It’s Her Turn: Christian Bale, Maggie Gyllenhaal, and Jessie Buckley Discuss Reanimating Frankenstein’s Bride
- Analise Bruno
- Feb 28
- 4 min read
By Analise Bruno
The story of “Frankenstein” has been told—and retold—for more than two centuries. From page to stage to screen, the creature has loomed large in our cultural imagination. Now, the focus shifts to the woman at its center: the Bride.
In “The Bride!,” arriving in theaters March 6, director Maggie Gyllenhaal gathers Christian Bale and Jessie Buckley for a reimagining that is as intimate as it is operatic. The film revisits the Gothic myth first penned by Mary Shelley and immortalized on screen in Bride of Frankenstein—but this time, it asks a question that has lingered unanswered for nearly a century: What about her?
Gyllenhaal, whose directorial debut, “The Lost Daughter,” earned widespread acclaim, traces the project’s origins back to an unlikely spark.

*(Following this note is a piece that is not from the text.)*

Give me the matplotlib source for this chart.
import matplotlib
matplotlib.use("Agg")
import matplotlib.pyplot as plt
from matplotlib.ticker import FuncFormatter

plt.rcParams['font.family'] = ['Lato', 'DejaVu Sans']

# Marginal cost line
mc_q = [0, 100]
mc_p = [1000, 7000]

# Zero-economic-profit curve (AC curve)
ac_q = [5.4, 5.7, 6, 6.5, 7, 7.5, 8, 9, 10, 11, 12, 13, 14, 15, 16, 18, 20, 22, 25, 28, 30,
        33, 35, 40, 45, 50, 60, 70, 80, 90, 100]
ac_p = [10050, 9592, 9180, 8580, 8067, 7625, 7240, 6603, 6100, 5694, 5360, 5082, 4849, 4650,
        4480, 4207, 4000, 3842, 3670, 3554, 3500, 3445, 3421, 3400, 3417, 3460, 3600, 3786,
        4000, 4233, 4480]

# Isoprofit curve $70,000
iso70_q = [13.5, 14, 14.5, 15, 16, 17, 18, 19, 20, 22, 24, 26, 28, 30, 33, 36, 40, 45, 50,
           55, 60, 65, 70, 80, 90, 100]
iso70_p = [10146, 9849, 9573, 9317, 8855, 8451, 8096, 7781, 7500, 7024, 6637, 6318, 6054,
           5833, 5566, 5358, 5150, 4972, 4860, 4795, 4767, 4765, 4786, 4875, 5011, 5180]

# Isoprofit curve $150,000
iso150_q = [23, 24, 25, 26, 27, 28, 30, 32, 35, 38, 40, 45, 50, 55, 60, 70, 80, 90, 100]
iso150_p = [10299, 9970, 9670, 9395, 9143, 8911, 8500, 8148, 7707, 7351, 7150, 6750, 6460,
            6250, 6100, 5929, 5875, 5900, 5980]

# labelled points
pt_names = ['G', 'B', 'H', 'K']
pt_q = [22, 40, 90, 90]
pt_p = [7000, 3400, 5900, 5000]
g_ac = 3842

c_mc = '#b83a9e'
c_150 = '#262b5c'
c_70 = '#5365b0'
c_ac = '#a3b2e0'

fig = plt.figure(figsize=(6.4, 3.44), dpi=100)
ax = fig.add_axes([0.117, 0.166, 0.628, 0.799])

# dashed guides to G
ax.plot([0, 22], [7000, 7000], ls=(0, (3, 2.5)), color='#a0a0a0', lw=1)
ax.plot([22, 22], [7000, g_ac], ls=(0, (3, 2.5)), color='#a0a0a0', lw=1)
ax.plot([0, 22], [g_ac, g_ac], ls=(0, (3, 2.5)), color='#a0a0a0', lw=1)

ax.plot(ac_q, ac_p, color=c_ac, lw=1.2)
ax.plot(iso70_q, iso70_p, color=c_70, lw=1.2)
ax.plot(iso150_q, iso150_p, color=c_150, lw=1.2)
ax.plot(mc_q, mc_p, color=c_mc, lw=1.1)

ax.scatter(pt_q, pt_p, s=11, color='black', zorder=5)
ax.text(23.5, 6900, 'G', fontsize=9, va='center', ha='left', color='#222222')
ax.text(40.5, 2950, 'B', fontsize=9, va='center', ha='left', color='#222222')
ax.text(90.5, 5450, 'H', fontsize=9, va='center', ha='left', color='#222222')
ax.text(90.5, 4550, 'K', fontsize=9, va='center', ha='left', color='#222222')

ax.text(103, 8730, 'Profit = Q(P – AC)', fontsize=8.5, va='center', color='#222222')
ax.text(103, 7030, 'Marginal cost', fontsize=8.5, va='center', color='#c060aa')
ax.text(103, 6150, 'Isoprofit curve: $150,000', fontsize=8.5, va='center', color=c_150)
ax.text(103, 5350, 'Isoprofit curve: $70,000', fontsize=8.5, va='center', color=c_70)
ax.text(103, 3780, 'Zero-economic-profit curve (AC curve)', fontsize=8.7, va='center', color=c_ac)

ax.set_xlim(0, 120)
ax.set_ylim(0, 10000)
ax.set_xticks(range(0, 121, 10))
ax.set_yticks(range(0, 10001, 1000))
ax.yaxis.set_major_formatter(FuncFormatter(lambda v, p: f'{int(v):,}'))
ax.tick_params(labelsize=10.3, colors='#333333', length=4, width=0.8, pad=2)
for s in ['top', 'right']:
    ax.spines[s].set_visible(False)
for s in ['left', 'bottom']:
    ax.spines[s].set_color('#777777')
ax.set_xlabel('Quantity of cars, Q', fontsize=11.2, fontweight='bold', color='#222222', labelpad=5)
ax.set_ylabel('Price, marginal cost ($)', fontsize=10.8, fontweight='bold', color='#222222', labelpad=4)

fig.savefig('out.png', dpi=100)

“Elsa Lanchester is in the movie as the Bride for like two minutes and she doesn’t speak one word, and yet she’s made this major impact on our culture,” Gyllenhaal says, referencing the actress’s indelible performance in the 1935 original directed by James Whale. “The way I got the idea to work on this project was from a huge tattoo this guy had of the Bride of Frankenstein on his forearm.”
The image—lightning-streaked hair, bandaged elegance—has endured. The voice has not.
“She’s made a real impact, but she doesn’t speak,” Gyllenhaal continues. “It was an interesting jumping-off point, but it didn’t offer all that much to work with except for the blank space of where she could’ve been. But what about her? Our film asks that in a way the original film really doesn’t.”
For Gyllenhaal, that blank space wasn’t a limitation—it was an invitation.
While the film honors its Gothic roots, its emotional core feels strikingly modern. Gyllenhaal shared during the roundtable interview that she dedicates the project to her daughters—and to anyone who has felt miscast in their own life.
“This film is dedicated to my daughters who didn’t fit into the box that the world told them they were supposed to fit into. They just don’t. I don’t either,” she says. “This is a celebration of people who just do not, will not, cannot fit into their box.”
The Bride’s creation has long symbolized male ambition and control—she is made for someone else, awakened for someone else, defined before she ever draws breath. In this retelling, that premise is challenged.
“I hope there is some celebration in the fact that none of you guys fit into your boxes,” Gyllenhaal adds.
For Jessie Buckley, stepping into the role meant building an identity in real time.
“When she’s reinvigorated in James Whale’s film, she doesn’t say anything,” Buckley reflects. “She’s just brought back to life to be his bride without actually having any autonomy or choice in that.”
Buckley’s version of the character resists that silence.
“Well, what if we reinvigorate this woman to ask the questions? To speak the truth? To look for a love that can hold all of who she is as a woman?”
Her performance charts a psychological awakening—confusion, terror, desire, defiance—often within the span of a single scene. The Bride is not merely assembled; she is becoming. Her identity forms not as a gift bestowed, but as something wrestled into existence.
Similarly, Christian Bale’s Frankenstein’s creature undergoes a reclamation of his own.
In a surprising turn, Bale delivers one of his most physically expressive performances in years—at one point communicating through a fully choreographed sequence that borders on possession. It’s his most dance-forward role since Newsies, though he laughs off the comparison.
“I’m not a good dancer. This isn’t a musical,” Bale says. “But it’s one hell of a scene. It’s kind of a possession.”
The movement becomes language—a body struggling to articulate what words cannot.
“This shouldn’t be a monster,” Bale insists. “This should be a man who has been treated like a monster for so long that he kind of has to regain his humanity.”
For Bale, the role demanded complete immersion. “The joy of doing what I do is getting to go and be completely immersed in doing things that would perhaps, in everyday life, be considered too far,” he says. “You get to do that. You get to be a little insane. Which I think we all love—being a bit insane and getting paid for it.”
The intensity manifests in extremes: scenes where he says nothing at all, and others where he does almost too much. The creature’s tragedy lies in that imbalance—his desperate reach for connection, and the world’s reflex to recoil.
What emerges from Gyllenhaal’s adaptation is not simply a horror story, but a meditation on autonomy, otherness, and the aching human need to be seen. The Bride and the creature are no longer symbols orbiting a scientist’s ambition; they are two beings negotiating identity, desire, and the possibility of love.
In reanimating a character who once had no voice, “The Bride!” does more than update a classic. It reclaims it. The lightning still strikes. The laboratory still hums. But this time, when she opens her eyes, she speaks.